⟨

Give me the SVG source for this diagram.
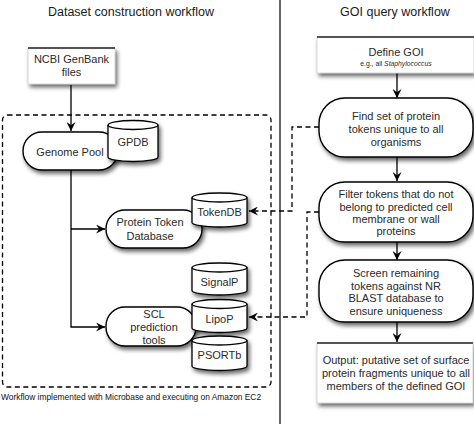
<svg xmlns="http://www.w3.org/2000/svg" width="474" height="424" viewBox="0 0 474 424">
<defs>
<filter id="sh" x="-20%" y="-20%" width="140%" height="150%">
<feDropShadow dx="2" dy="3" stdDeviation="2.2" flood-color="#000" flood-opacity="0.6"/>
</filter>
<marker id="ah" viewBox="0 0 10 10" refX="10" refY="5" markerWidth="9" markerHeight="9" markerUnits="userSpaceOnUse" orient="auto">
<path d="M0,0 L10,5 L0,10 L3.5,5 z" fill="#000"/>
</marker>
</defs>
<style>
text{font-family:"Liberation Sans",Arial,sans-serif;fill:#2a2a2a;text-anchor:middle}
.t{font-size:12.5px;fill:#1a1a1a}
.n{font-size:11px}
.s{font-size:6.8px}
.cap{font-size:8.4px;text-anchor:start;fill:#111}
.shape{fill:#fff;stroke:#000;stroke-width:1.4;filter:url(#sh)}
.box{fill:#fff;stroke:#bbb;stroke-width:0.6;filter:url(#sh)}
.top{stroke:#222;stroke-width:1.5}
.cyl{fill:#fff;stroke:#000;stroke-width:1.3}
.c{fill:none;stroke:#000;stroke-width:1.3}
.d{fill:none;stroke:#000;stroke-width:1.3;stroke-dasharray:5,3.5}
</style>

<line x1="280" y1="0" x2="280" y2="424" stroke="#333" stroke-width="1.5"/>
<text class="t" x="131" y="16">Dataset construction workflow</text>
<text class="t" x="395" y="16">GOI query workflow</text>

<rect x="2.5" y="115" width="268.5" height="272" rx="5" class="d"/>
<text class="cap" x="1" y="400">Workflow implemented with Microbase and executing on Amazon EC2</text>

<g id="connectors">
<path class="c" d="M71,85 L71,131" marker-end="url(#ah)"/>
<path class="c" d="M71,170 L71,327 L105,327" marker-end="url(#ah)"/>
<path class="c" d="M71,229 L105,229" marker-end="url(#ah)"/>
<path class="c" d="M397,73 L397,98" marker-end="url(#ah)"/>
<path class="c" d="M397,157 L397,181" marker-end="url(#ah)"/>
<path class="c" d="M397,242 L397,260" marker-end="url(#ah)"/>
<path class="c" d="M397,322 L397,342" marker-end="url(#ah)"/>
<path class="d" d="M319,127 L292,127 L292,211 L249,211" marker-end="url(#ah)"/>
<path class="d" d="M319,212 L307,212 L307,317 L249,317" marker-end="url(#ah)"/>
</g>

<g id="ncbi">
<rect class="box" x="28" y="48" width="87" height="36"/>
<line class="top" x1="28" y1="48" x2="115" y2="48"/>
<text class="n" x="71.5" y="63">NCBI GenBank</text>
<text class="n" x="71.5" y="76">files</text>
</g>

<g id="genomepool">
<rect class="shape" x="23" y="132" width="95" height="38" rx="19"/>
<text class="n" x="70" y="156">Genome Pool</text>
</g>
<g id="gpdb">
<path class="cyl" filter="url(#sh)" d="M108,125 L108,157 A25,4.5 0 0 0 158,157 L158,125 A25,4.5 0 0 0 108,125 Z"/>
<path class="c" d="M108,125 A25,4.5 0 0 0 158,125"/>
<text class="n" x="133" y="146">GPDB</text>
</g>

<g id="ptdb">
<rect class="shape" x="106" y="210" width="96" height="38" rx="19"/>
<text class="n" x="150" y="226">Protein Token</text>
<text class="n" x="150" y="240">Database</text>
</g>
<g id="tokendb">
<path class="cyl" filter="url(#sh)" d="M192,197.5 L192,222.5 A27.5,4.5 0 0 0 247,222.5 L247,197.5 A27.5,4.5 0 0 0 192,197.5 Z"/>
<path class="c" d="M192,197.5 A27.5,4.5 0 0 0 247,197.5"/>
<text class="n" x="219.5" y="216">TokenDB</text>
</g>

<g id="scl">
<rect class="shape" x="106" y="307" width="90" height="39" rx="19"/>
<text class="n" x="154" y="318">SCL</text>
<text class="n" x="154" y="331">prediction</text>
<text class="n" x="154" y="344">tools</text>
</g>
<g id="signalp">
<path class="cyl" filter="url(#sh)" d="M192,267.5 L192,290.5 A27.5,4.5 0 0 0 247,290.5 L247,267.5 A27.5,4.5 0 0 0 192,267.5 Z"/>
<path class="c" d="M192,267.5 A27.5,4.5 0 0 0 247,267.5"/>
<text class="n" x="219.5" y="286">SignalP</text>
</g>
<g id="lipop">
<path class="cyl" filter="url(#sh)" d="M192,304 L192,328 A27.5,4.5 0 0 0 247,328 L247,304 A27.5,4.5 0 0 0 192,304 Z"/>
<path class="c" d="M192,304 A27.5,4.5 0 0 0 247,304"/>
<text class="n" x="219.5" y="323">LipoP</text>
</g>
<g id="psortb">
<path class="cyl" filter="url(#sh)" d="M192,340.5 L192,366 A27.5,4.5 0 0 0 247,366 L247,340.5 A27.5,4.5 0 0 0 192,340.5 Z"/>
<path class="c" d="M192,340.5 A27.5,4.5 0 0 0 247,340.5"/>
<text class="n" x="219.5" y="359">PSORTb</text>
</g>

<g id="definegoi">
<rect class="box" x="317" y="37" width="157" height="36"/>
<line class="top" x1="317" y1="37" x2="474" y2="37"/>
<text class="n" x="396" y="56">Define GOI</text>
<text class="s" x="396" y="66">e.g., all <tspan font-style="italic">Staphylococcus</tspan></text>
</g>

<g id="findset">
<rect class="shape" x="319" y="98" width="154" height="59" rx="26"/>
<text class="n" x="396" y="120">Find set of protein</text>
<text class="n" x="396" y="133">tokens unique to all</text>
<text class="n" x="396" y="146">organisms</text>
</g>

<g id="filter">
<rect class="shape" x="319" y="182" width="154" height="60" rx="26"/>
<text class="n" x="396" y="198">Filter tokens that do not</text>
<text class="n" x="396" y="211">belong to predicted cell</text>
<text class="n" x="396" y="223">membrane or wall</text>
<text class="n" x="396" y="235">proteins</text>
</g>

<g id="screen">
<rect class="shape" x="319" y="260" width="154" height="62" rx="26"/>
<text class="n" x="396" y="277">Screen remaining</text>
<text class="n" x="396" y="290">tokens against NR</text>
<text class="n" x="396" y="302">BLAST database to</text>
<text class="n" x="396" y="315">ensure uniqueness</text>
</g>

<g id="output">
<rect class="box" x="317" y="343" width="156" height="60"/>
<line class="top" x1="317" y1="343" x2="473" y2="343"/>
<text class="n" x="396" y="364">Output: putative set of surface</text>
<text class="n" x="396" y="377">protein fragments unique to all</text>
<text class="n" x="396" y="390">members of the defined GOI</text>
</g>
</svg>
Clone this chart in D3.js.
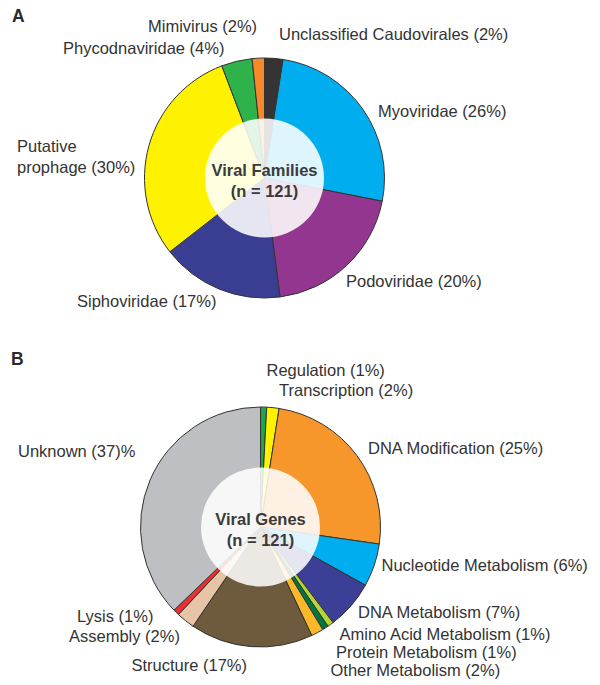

⟩

* [Directive]: Your task is to copy the entries in full and exactly, without any images.

* [Answer to this task]:
Give me the SVG source for this diagram.
<svg xmlns="http://www.w3.org/2000/svg" width="474" height="424" viewBox="0 0 474 424">
<defs>
<filter id="sh" x="-20%" y="-20%" width="140%" height="150%">
<feDropShadow dx="2" dy="3" stdDeviation="2.2" flood-color="#000" flood-opacity="0.6"/>
</filter>
<marker id="ah" viewBox="0 0 10 10" refX="10" refY="5" markerWidth="9" markerHeight="9" markerUnits="userSpaceOnUse" orient="auto">
<path d="M0,0 L10,5 L0,10 L3.5,5 z" fill="#000"/>
</marker>
</defs>
<style>
text{font-family:"Liberation Sans",Arial,sans-serif;fill:#2a2a2a;text-anchor:middle}
.t{font-size:12.5px;fill:#1a1a1a}
.n{font-size:11px}
.s{font-size:6.8px}
.cap{font-size:8.4px;text-anchor:start;fill:#111}
.shape{fill:#fff;stroke:#000;stroke-width:1.4;filter:url(#sh)}
.box{fill:#fff;stroke:#bbb;stroke-width:0.6;filter:url(#sh)}
.top{stroke:#222;stroke-width:1.5}
.cyl{fill:#fff;stroke:#000;stroke-width:1.3}
.c{fill:none;stroke:#000;stroke-width:1.3}
.d{fill:none;stroke:#000;stroke-width:1.3;stroke-dasharray:5,3.5}
</style>

<line x1="280" y1="0" x2="280" y2="424" stroke="#333" stroke-width="1.5"/>
<text class="t" x="131" y="16">Dataset construction workflow</text>
<text class="t" x="395" y="16">GOI query workflow</text>

<rect x="2.5" y="115" width="268.5" height="272" rx="5" class="d"/>
<text class="cap" x="1" y="400">Workflow implemented with Microbase and executing on Amazon EC2</text>

<g id="connectors">
<path class="c" d="M71,85 L71,131" marker-end="url(#ah)"/>
<path class="c" d="M71,170 L71,327 L105,327" marker-end="url(#ah)"/>
<path class="c" d="M71,229 L105,229" marker-end="url(#ah)"/>
<path class="c" d="M397,73 L397,98" marker-end="url(#ah)"/>
<path class="c" d="M397,157 L397,181" marker-end="url(#ah)"/>
<path class="c" d="M397,242 L397,260" marker-end="url(#ah)"/>
<path class="c" d="M397,322 L397,342" marker-end="url(#ah)"/>
<path class="d" d="M319,127 L292,127 L292,211 L249,211" marker-end="url(#ah)"/>
<path class="d" d="M319,212 L307,212 L307,317 L249,317" marker-end="url(#ah)"/>
</g>

<g id="ncbi">
<rect class="box" x="28" y="48" width="87" height="36"/>
<line class="top" x1="28" y1="48" x2="115" y2="48"/>
<text class="n" x="71.5" y="63">NCBI GenBank</text>
<text class="n" x="71.5" y="76">files</text>
</g>

<g id="genomepool">
<rect class="shape" x="23" y="132" width="95" height="38" rx="19"/>
<text class="n" x="70" y="156">Genome Pool</text>
</g>
<g id="gpdb">
<path class="cyl" filter="url(#sh)" d="M108,125 L108,157 A25,4.5 0 0 0 158,157 L158,125 A25,4.5 0 0 0 108,125 Z"/>
<path class="c" d="M108,125 A25,4.5 0 0 0 158,125"/>
<text class="n" x="133" y="146">GPDB</text>
</g>

<g id="ptdb">
<rect class="shape" x="106" y="210" width="96" height="38" rx="19"/>
<text class="n" x="150" y="226">Protein Token</text>
<text class="n" x="150" y="240">Database</text>
</g>
<g id="tokendb">
<path class="cyl" filter="url(#sh)" d="M192,197.5 L192,222.5 A27.5,4.5 0 0 0 247,222.5 L247,197.5 A27.5,4.5 0 0 0 192,197.5 Z"/>
<path class="c" d="M192,197.5 A27.5,4.5 0 0 0 247,197.5"/>
<text class="n" x="219.5" y="216">TokenDB</text>
</g>

<g id="scl">
<rect class="shape" x="106" y="307" width="90" height="39" rx="19"/>
<text class="n" x="154" y="318">SCL</text>
<text class="n" x="154" y="331">prediction</text>
<text class="n" x="154" y="344">tools</text>
</g>
<g id="signalp">
<path class="cyl" filter="url(#sh)" d="M192,267.5 L192,290.5 A27.5,4.5 0 0 0 247,290.5 L247,267.5 A27.5,4.5 0 0 0 192,267.5 Z"/>
<path class="c" d="M192,267.5 A27.5,4.5 0 0 0 247,267.5"/>
<text class="n" x="219.5" y="286">SignalP</text>
</g>
<g id="lipop">
<path class="cyl" filter="url(#sh)" d="M192,304 L192,328 A27.5,4.5 0 0 0 247,328 L247,304 A27.5,4.5 0 0 0 192,304 Z"/>
<path class="c" d="M192,304 A27.5,4.5 0 0 0 247,304"/>
<text class="n" x="219.5" y="323">LipoP</text>
</g>
<g id="psortb">
<path class="cyl" filter="url(#sh)" d="M192,340.5 L192,366 A27.5,4.5 0 0 0 247,366 L247,340.5 A27.5,4.5 0 0 0 192,340.5 Z"/>
<path class="c" d="M192,340.5 A27.5,4.5 0 0 0 247,340.5"/>
<text class="n" x="219.5" y="359">PSORTb</text>
</g>

<g id="definegoi">
<rect class="box" x="317" y="37" width="157" height="36"/>
<line class="top" x1="317" y1="37" x2="474" y2="37"/>
<text class="n" x="396" y="56">Define GOI</text>
<text class="s" x="396" y="66">e.g., all <tspan font-style="italic">Staphylococcus</tspan></text>
</g>

<g id="findset">
<rect class="shape" x="319" y="98" width="154" height="59" rx="26"/>
<text class="n" x="396" y="120">Find set of protein</text>
<text class="n" x="396" y="133">tokens unique to all</text>
<text class="n" x="396" y="146">organisms</text>
</g>

<g id="filter">
<rect class="shape" x="319" y="182" width="154" height="60" rx="26"/>
<text class="n" x="396" y="198">Filter tokens that do not</text>
<text class="n" x="396" y="211">belong to predicted cell</text>
<text class="n" x="396" y="223">membrane or wall</text>
<text class="n" x="396" y="235">proteins</text>
</g>

<g id="screen">
<rect class="shape" x="319" y="260" width="154" height="62" rx="26"/>
<text class="n" x="396" y="277">Screen remaining</text>
<text class="n" x="396" y="290">tokens against NR</text>
<text class="n" x="396" y="302">BLAST database to</text>
<text class="n" x="396" y="315">ensure uniqueness</text>
</g>

<g id="output">
<rect class="box" x="317" y="343" width="156" height="60"/>
<line class="top" x1="317" y1="343" x2="473" y2="343"/>
<text class="n" x="396" y="364">Output: putative set of surface</text>
<text class="n" x="396" y="377">protein fragments unique to all</text>
<text class="n" x="396" y="390">members of the defined GOI</text>
</g>
</svg>
Clone this chart in D3.js.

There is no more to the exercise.